Records:
# # # # # # #

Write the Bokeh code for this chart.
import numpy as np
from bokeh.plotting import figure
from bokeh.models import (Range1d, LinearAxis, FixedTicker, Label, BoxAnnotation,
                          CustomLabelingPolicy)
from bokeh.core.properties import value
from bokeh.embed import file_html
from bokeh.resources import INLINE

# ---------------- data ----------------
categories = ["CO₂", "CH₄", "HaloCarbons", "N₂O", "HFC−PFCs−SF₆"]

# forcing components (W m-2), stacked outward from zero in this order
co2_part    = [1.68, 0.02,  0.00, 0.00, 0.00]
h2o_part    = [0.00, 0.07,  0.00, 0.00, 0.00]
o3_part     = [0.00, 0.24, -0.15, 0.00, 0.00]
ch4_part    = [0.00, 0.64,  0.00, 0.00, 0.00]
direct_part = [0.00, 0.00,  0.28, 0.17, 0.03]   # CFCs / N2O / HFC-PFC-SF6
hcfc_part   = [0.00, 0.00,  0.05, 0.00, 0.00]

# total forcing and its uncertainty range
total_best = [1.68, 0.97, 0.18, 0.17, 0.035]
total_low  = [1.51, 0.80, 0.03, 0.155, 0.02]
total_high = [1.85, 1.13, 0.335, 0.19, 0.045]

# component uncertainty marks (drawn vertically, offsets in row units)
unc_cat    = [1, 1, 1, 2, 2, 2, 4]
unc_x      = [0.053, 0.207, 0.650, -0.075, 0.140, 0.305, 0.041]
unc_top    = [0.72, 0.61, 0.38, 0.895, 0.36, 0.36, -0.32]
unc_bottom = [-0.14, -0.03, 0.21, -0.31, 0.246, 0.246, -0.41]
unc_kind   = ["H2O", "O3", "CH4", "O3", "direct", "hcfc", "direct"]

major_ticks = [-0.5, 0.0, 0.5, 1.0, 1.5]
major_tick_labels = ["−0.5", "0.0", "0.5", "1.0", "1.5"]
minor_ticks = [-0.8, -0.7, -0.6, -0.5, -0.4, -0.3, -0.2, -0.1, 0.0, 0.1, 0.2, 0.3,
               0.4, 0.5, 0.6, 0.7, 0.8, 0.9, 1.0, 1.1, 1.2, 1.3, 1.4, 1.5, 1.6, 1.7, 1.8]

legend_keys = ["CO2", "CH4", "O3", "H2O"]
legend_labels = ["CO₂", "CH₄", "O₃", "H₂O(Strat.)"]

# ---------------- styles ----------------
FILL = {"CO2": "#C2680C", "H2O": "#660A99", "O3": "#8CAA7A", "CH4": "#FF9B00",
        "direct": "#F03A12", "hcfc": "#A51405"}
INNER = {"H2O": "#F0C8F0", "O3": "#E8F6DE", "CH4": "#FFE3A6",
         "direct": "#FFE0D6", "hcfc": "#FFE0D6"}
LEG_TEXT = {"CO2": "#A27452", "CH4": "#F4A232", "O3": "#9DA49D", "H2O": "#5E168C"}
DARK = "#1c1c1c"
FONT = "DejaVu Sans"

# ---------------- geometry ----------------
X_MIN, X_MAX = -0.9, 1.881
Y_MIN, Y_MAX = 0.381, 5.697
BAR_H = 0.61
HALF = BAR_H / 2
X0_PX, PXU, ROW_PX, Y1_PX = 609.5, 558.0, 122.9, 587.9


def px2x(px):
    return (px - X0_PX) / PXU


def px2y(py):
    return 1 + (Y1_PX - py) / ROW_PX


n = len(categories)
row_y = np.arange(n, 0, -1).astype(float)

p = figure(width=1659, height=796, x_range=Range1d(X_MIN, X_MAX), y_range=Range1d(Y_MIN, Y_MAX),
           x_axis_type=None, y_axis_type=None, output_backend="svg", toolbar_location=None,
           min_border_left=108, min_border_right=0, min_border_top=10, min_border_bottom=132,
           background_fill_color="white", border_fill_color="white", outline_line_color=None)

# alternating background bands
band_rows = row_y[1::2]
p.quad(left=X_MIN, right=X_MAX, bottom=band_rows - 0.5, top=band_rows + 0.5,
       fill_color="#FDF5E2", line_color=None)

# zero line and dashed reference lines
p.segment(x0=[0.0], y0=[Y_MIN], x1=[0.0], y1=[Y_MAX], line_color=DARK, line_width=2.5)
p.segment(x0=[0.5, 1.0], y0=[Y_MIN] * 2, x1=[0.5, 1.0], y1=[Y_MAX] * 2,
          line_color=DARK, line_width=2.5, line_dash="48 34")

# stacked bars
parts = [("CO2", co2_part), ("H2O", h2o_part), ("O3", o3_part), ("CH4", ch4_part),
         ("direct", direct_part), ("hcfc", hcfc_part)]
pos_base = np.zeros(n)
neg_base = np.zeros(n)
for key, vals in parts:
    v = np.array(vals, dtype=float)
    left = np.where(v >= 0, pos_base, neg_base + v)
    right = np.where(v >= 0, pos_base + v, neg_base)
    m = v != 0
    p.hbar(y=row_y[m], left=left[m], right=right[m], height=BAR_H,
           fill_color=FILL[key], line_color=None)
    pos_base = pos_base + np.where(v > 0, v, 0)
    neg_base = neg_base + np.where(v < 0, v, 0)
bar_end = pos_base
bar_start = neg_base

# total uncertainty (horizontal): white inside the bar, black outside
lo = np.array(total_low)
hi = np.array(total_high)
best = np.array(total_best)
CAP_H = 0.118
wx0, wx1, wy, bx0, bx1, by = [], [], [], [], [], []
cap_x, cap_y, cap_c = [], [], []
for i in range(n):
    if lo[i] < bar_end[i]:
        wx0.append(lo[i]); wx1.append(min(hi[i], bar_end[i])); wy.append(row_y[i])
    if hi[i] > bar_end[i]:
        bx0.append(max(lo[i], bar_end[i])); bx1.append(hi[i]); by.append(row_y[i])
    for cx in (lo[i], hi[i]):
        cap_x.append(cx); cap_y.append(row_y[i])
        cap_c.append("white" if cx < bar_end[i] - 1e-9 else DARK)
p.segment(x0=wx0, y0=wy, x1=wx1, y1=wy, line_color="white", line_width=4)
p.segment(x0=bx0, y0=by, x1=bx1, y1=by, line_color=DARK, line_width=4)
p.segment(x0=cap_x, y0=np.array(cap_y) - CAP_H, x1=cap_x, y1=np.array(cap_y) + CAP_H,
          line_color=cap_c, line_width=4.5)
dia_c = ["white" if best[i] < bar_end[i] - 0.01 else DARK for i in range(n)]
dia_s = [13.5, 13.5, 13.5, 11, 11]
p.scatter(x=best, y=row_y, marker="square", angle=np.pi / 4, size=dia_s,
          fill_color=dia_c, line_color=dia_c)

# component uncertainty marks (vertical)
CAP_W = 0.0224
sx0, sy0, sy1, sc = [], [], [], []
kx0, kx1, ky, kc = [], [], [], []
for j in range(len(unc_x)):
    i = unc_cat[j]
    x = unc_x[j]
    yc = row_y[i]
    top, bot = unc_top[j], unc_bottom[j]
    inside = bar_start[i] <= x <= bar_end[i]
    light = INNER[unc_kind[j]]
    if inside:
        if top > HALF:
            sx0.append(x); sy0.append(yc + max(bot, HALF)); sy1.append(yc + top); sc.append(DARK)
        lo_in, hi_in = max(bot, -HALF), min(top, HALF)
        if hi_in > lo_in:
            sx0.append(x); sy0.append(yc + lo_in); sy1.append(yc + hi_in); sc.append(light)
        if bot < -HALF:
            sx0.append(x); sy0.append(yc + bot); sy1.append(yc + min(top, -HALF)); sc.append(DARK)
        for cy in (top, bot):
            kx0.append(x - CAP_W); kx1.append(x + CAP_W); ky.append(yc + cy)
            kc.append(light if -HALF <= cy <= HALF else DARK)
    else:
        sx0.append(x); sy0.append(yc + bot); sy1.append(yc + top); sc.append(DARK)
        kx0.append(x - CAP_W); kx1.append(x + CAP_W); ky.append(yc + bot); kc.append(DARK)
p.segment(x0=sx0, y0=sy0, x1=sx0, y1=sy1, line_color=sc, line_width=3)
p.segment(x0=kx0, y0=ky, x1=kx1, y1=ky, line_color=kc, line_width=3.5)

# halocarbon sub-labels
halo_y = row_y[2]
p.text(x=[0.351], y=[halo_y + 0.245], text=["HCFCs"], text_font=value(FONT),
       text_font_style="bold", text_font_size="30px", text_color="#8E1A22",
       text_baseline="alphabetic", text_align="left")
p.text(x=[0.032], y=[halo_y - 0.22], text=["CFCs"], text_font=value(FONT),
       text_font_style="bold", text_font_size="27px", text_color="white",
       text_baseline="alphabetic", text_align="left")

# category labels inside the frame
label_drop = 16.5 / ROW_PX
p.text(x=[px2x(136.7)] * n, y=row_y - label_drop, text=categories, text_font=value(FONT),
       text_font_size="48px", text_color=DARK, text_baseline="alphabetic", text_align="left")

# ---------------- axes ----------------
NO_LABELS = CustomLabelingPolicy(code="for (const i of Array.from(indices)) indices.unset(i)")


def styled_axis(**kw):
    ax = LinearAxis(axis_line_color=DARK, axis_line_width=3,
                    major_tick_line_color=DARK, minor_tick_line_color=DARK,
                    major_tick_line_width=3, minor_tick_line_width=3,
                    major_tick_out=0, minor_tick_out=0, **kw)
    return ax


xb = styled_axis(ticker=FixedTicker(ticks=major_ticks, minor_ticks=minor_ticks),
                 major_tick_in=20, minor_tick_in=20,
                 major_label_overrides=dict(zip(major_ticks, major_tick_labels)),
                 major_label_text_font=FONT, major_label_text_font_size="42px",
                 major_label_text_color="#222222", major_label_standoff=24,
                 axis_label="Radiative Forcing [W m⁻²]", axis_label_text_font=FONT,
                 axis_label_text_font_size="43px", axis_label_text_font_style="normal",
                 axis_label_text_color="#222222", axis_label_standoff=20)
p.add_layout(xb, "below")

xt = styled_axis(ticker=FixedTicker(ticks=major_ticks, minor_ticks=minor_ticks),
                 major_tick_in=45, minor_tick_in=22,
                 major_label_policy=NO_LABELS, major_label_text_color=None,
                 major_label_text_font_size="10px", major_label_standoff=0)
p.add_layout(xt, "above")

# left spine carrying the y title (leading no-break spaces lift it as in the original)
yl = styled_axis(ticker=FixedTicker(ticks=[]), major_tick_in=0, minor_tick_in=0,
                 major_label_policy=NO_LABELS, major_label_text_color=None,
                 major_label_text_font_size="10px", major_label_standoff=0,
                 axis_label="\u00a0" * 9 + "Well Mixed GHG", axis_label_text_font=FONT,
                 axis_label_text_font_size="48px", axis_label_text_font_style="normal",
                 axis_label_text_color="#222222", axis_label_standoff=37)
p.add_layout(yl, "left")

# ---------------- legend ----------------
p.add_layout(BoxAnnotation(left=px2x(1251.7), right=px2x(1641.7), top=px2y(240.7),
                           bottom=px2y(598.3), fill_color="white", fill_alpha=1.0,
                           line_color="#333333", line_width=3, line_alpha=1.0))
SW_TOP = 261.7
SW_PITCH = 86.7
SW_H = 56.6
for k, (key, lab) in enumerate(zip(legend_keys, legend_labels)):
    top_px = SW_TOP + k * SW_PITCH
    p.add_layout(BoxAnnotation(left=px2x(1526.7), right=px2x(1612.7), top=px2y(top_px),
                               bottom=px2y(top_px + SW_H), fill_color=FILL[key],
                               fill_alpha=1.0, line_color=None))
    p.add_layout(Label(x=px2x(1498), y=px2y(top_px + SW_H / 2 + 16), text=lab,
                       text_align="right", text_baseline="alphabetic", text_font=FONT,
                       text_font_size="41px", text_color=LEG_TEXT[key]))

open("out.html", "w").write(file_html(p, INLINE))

# # # # # # #

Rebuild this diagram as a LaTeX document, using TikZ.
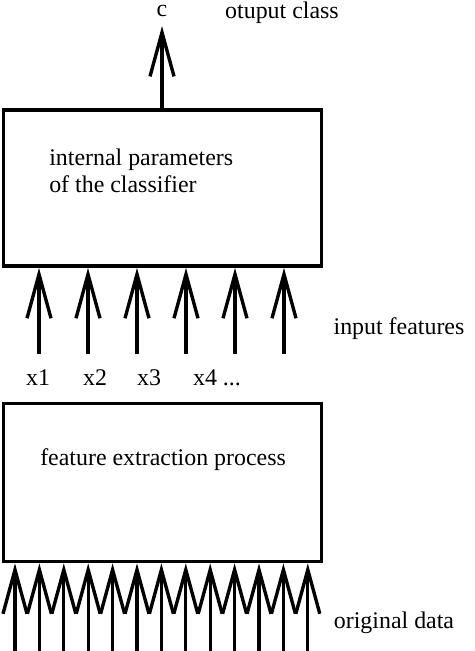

# # # # # # #

Task goal:
Retype only this portion of the data above: the line containing "Write the Bokeh code for this chart.", the line containing "total_high = [1.85, 1.13, 0.335, 0.19, 0.045]", and all lines between them, exactly.

Solution:
Write the Bokeh code for this chart.
import numpy as np
from bokeh.plotting import figure
from bokeh.models import (Range1d, LinearAxis, FixedTicker, Label, BoxAnnotation,
                          CustomLabelingPolicy)
from bokeh.core.properties import value
from bokeh.embed import file_html
from bokeh.resources import INLINE

# ---------------- data ----------------
categories = ["CO₂", "CH₄", "HaloCarbons", "N₂O", "HFC−PFCs−SF₆"]

# forcing components (W m-2), stacked outward from zero in this order
co2_part    = [1.68, 0.02,  0.00, 0.00, 0.00]
h2o_part    = [0.00, 0.07,  0.00, 0.00, 0.00]
o3_part     = [0.00, 0.24, -0.15, 0.00, 0.00]
ch4_part    = [0.00, 0.64,  0.00, 0.00, 0.00]
direct_part = [0.00, 0.00,  0.28, 0.17, 0.03]   # CFCs / N2O / HFC-PFC-SF6
hcfc_part   = [0.00, 0.00,  0.05, 0.00, 0.00]

# total forcing and its uncertainty range
total_best = [1.68, 0.97, 0.18, 0.17, 0.035]
total_low  = [1.51, 0.80, 0.03, 0.155, 0.02]
total_high = [1.85, 1.13, 0.335, 0.19, 0.045]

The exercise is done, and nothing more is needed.